Der Weg war der Tod Christi: „Denn wie in Adam alle sterben, so werden auch in Christus alle lebendig gemacht werden“ (1. Kor. 15,22). Sowohl das Sterben durch Adam, sowie auch das Lebendig machen durch Christus bezieht sich nicht nur auf das Körperliche. Christus ist nicht in erster Linie dafür gestorben, dass der Mensch endlos leben kann. Nein, Christus wird die Sündenfolge Adams, die zerstörte Beziehung des Schöpfers zum Menschen, wieder zurecht bringen. Alle Menschen leiden unter dem Sündenfall Adams, alle Menschen werden auch auch davon erlöst. Das ist die Aussage von 1.Kor. 15,22.
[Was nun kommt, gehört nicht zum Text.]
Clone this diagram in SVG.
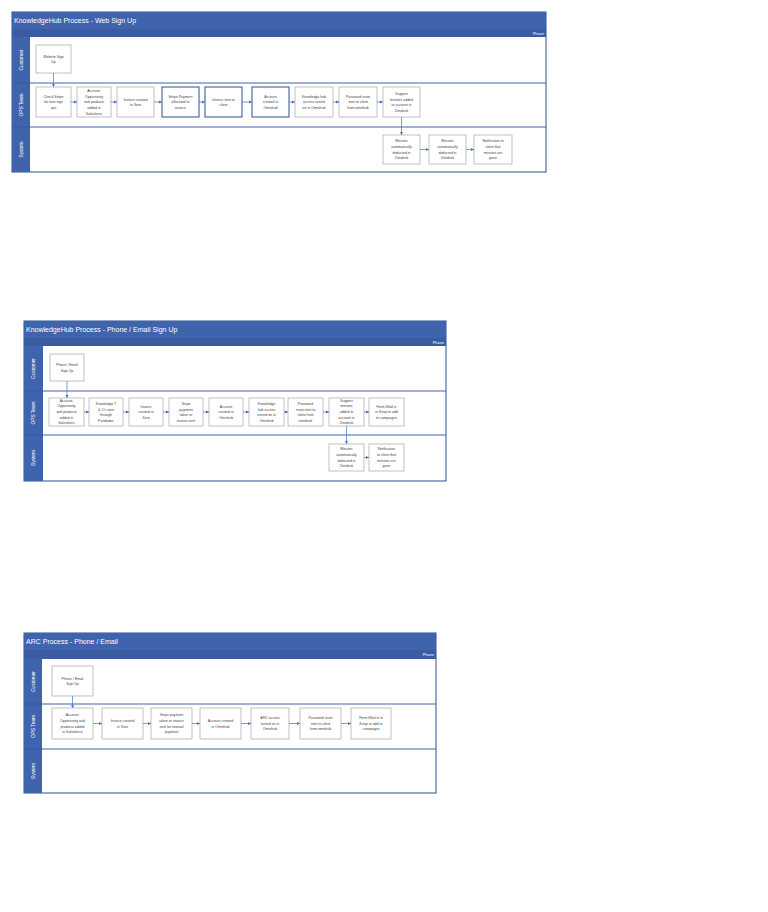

Wenn alle Menschen dann lebendig gemacht werden, wird diese Verheißung erfüllt werden: „So wahr ich lebe, spricht der Herr, mir wird sich jedes Knie beugen, und jede Zunge wird Gott bekennen.“ (Röm. 14,11).
Ideen zu einigen Teile entstammen dem empfehlenswerten Buch „Das Böse – Ursprung, Zweck und Ziel“ von A.E. Knoch [3].